Aim of the task:
Go through the material below, count the lines with the word "diagram", and reply with the count alone.

Material shown:
::::::::::

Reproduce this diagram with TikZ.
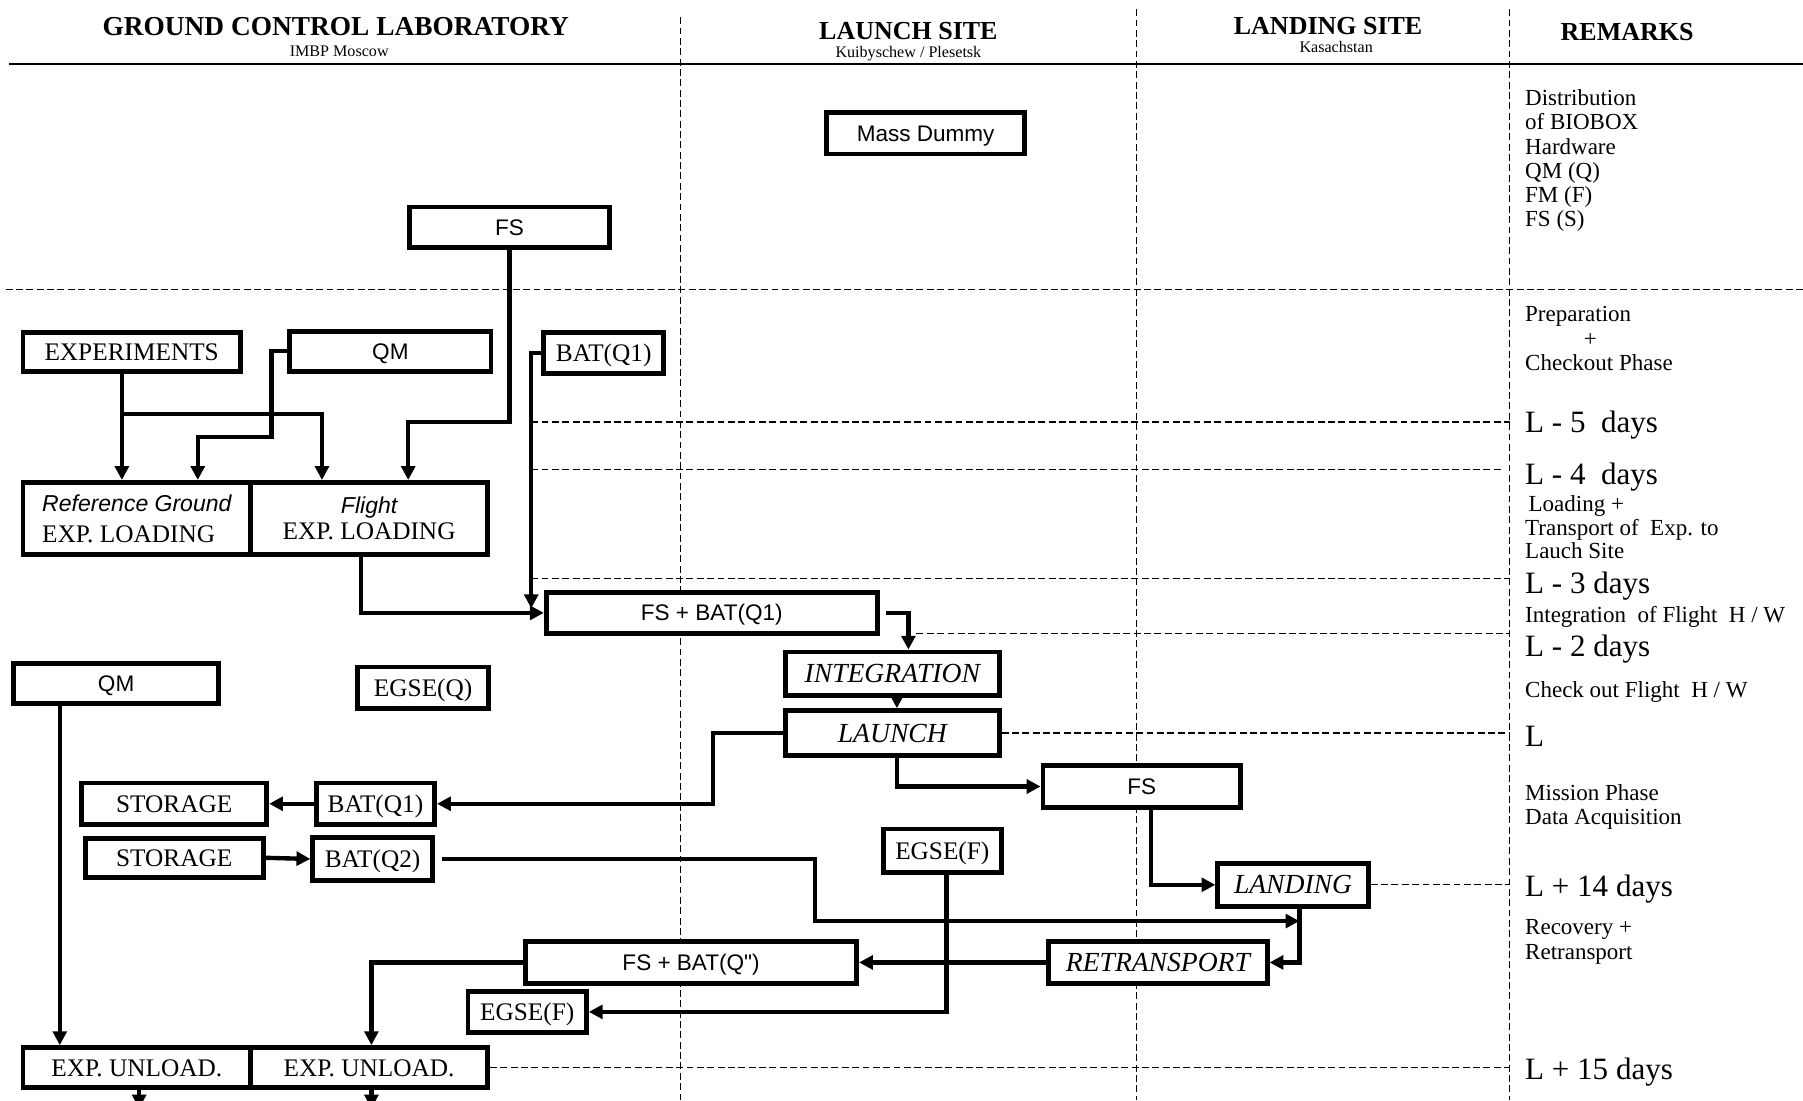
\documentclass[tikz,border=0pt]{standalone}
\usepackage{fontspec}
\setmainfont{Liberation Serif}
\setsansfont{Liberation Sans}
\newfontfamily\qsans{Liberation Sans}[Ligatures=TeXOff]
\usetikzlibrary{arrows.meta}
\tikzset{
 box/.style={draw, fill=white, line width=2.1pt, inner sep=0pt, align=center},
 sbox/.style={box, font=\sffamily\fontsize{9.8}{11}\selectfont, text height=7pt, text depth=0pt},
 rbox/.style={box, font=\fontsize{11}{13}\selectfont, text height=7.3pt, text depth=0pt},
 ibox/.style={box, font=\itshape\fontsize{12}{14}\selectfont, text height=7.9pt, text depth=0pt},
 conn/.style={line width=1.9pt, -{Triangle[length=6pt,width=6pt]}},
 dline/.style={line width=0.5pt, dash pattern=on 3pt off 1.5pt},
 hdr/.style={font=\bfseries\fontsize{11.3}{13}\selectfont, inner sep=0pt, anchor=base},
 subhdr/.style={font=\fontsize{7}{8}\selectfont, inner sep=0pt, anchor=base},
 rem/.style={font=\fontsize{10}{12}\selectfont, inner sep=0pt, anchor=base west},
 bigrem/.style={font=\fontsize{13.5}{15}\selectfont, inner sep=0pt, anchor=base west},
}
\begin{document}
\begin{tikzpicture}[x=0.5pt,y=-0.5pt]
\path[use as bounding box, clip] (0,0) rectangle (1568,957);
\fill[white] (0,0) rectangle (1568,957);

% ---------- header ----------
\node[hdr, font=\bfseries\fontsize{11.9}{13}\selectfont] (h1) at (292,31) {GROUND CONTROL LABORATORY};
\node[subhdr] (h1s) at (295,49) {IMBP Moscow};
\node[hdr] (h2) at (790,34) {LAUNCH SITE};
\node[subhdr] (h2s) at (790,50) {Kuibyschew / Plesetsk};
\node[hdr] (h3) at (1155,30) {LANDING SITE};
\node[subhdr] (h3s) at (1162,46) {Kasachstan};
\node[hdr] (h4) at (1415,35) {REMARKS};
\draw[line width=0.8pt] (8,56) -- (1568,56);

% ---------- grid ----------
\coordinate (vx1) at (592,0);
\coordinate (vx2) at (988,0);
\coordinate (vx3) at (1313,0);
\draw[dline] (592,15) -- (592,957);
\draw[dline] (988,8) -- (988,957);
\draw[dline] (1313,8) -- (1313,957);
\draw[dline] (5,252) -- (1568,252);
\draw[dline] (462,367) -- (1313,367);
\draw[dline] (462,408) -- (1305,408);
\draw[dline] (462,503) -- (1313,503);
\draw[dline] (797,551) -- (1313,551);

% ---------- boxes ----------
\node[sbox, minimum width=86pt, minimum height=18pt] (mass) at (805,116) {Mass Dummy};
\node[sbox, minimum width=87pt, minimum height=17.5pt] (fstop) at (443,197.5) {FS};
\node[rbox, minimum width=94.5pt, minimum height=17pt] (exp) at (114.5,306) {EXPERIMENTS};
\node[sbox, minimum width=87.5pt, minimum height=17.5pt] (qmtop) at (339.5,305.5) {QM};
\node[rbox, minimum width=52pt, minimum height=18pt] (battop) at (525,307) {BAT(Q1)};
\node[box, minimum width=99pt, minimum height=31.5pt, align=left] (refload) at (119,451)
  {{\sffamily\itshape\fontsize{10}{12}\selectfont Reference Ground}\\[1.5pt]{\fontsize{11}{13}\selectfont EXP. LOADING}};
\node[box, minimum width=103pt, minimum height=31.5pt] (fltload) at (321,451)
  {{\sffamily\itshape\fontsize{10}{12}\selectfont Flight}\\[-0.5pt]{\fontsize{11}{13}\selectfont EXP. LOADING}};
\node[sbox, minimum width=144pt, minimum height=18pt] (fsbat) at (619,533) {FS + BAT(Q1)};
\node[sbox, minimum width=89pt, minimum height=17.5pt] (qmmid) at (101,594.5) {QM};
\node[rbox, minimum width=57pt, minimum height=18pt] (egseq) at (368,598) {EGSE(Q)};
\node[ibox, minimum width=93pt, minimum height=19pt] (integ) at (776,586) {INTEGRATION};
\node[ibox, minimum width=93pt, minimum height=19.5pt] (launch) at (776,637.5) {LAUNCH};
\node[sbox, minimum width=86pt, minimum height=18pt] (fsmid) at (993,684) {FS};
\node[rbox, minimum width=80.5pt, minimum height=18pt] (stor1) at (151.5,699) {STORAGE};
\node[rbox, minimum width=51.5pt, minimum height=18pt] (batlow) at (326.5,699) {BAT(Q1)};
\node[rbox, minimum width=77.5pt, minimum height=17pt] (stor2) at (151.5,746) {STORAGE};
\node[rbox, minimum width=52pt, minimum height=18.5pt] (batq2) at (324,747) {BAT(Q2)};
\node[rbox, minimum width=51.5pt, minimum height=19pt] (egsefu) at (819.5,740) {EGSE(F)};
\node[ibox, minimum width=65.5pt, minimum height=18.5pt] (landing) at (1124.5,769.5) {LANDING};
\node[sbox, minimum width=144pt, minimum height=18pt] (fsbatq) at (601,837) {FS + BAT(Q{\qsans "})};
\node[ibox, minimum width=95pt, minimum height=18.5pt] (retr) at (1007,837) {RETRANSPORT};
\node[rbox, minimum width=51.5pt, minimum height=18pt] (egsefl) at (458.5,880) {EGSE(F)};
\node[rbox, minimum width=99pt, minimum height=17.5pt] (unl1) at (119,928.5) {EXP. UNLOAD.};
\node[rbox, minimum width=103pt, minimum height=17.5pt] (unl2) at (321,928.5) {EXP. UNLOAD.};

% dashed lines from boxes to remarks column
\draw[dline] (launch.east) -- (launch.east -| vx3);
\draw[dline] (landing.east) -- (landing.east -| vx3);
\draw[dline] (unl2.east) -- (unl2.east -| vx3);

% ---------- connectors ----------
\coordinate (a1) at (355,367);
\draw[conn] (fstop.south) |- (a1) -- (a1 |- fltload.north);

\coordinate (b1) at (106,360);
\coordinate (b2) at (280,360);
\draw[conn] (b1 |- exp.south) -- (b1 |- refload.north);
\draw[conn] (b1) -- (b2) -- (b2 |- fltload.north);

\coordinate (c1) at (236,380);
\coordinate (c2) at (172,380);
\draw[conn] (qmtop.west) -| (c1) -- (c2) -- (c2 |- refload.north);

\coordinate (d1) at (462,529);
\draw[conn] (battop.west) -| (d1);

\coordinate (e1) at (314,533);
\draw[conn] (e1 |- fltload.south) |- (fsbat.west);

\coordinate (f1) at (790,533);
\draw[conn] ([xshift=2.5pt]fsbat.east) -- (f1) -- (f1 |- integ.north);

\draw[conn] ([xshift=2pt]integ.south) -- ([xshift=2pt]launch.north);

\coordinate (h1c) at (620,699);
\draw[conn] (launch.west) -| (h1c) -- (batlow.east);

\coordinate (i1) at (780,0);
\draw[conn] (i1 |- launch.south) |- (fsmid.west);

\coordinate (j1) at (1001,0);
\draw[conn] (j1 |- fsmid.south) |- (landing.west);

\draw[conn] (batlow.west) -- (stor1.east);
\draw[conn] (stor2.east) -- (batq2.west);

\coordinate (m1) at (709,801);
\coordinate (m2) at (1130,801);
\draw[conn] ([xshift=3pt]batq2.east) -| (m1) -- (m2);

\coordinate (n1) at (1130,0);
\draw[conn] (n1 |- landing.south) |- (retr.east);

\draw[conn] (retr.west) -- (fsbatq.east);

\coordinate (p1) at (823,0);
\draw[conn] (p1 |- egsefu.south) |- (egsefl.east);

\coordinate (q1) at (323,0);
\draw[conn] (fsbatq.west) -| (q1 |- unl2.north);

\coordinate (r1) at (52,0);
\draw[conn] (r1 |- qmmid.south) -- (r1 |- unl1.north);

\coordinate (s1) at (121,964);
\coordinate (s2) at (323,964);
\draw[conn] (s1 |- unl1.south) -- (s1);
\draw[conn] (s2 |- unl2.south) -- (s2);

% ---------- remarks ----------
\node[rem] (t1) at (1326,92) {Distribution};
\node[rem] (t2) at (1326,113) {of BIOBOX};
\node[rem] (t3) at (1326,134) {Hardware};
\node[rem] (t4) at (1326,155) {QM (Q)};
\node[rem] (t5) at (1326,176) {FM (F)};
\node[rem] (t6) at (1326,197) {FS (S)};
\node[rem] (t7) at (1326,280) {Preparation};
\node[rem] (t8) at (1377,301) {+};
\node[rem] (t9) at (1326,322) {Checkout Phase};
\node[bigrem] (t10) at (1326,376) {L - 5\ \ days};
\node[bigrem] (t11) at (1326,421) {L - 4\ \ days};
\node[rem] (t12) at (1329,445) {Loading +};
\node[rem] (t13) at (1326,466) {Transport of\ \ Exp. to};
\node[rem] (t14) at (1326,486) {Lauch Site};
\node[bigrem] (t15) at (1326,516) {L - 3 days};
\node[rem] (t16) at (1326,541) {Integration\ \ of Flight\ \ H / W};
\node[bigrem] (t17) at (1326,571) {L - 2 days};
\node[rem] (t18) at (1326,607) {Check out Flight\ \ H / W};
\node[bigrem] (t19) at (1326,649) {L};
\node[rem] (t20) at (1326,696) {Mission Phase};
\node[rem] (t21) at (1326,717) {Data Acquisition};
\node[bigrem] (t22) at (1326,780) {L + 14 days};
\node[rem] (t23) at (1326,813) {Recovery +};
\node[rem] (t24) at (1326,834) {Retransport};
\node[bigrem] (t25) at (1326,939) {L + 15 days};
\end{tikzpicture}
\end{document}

::::::::::

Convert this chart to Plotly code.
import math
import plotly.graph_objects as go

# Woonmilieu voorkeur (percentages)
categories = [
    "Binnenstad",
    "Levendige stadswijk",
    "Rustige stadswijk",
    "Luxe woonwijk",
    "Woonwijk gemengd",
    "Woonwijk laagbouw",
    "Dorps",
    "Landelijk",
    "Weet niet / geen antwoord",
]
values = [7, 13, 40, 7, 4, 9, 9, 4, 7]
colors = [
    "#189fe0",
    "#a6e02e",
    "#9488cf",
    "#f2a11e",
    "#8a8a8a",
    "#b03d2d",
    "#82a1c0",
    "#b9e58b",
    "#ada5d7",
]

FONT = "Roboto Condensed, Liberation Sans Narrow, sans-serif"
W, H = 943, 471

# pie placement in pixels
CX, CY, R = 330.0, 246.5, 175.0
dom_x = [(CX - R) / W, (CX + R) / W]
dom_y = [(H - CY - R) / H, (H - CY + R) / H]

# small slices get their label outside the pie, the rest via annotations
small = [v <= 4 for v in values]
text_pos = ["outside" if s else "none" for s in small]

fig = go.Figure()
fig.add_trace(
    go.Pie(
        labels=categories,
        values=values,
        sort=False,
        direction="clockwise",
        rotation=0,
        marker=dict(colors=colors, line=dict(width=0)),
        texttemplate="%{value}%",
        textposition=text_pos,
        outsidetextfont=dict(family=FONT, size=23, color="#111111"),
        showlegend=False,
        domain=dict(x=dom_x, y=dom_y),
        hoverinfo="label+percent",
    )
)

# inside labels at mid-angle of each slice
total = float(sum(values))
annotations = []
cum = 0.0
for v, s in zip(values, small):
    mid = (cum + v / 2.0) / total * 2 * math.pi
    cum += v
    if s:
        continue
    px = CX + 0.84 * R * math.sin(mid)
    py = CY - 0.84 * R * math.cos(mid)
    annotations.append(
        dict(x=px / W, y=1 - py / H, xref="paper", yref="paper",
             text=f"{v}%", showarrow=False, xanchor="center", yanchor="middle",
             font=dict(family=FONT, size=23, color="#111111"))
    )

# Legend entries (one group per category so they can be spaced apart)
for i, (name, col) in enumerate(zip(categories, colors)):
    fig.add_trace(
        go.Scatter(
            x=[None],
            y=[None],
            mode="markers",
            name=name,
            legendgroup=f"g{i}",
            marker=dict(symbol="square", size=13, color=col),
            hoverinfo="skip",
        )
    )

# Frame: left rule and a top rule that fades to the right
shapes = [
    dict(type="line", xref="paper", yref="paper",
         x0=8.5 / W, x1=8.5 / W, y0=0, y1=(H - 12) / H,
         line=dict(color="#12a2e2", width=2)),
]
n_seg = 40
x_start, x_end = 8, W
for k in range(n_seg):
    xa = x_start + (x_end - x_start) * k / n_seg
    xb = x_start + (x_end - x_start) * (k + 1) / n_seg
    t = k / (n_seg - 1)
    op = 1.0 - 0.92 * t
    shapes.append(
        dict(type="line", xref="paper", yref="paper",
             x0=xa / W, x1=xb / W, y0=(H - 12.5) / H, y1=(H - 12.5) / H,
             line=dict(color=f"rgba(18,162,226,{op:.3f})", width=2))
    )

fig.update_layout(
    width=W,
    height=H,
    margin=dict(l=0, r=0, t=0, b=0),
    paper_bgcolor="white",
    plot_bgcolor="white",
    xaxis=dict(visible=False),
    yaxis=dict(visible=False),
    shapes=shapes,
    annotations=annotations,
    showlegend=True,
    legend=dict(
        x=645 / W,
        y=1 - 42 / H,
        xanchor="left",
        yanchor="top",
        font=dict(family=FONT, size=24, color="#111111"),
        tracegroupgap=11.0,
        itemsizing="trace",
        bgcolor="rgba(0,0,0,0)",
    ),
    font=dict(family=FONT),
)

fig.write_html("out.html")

::::::::::

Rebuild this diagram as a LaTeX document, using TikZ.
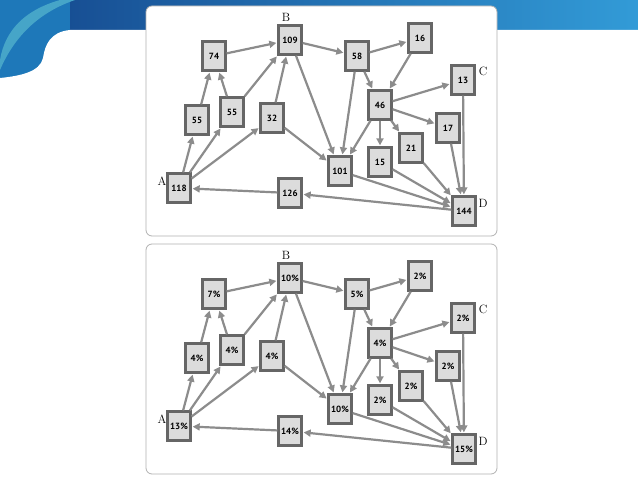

::::::::::

Solution to this exercise:
2